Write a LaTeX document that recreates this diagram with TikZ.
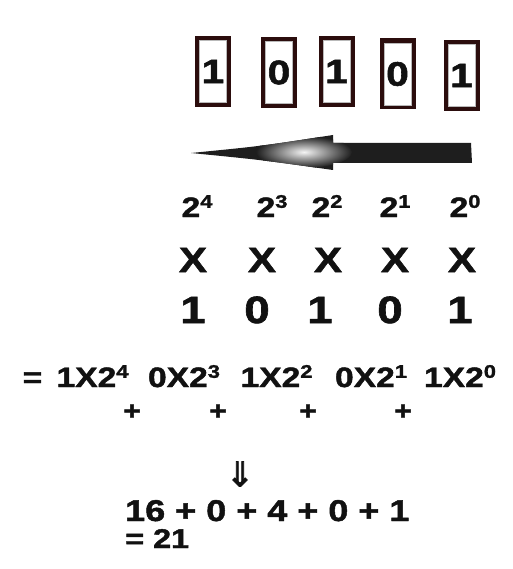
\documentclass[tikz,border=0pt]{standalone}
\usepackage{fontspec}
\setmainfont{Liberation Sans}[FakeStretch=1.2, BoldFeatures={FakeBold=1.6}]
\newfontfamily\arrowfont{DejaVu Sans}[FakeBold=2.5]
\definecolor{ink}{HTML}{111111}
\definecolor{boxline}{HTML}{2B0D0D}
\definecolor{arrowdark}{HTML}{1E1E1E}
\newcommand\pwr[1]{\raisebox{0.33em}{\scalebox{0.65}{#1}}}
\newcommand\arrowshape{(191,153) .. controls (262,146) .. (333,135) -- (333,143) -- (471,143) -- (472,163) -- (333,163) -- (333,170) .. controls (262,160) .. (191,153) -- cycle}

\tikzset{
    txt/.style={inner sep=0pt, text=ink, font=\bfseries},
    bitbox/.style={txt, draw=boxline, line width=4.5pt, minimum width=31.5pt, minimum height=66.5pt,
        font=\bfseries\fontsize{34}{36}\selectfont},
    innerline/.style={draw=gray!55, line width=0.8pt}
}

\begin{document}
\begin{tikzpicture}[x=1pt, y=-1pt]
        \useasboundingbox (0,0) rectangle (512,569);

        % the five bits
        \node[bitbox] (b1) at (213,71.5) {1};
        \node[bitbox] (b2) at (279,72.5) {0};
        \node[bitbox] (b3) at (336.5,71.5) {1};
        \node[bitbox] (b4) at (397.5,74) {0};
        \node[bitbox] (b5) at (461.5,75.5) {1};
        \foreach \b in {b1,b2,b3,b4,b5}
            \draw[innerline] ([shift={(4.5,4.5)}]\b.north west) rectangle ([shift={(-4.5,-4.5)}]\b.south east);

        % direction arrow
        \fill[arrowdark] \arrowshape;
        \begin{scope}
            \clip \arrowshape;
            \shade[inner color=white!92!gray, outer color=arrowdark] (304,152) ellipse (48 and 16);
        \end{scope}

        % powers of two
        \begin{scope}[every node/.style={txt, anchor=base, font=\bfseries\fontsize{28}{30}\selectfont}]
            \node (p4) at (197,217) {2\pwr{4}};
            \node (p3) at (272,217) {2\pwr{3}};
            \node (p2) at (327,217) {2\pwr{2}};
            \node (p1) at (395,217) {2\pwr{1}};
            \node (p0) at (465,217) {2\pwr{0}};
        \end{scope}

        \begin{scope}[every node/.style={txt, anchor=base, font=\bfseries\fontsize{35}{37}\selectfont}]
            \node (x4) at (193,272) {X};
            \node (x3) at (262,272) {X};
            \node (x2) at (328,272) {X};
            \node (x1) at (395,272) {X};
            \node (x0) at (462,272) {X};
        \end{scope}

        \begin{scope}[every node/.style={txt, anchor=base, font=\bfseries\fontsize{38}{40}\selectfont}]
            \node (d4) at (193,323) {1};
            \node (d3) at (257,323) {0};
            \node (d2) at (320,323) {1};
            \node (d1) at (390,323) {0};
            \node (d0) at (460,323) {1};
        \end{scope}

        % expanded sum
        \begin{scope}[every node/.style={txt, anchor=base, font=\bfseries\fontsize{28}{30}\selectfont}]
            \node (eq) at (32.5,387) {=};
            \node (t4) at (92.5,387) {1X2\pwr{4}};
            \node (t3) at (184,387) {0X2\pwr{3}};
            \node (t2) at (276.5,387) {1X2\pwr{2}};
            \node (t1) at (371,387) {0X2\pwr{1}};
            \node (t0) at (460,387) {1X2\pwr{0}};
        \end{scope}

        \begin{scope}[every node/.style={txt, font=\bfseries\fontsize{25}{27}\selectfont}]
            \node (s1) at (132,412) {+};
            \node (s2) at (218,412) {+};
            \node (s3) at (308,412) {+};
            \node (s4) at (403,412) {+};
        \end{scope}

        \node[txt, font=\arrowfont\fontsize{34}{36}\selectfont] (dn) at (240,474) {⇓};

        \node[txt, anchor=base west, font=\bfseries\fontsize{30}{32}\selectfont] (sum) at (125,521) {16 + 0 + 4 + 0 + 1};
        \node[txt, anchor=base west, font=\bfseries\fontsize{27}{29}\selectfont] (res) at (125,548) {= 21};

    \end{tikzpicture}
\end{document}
-=-=-
▶ [Task objective]: Would you reproduce the lines above, from the very first through the line containing "controls (262,146) ..", exactly and without the pictures?

▶ [Exercise answer]:
Write a LaTeX document that recreates this diagram with TikZ.
\documentclass[tikz,border=0pt]{standalone}
\usepackage{fontspec}
\setmainfont{Liberation Sans}[FakeStretch=1.2, BoldFeatures={FakeBold=1.6}]
\newfontfamily\arrowfont{DejaVu Sans}[FakeBold=2.5]
\definecolor{ink}{HTML}{111111}
\definecolor{boxline}{HTML}{2B0D0D}
\definecolor{arrowdark}{HTML}{1E1E1E}
\newcommand\pwr[1]{\raisebox{0.33em}{\scalebox{0.65}{#1}}}
\newcommand\arrowshape{(191,153) .. controls (262,146) .. (333,135) -- (333,143) -- (471,143) -- (472,163) -- (333,163) -- (333,170) .. controls (262,160) .. (191,153) -- cycle}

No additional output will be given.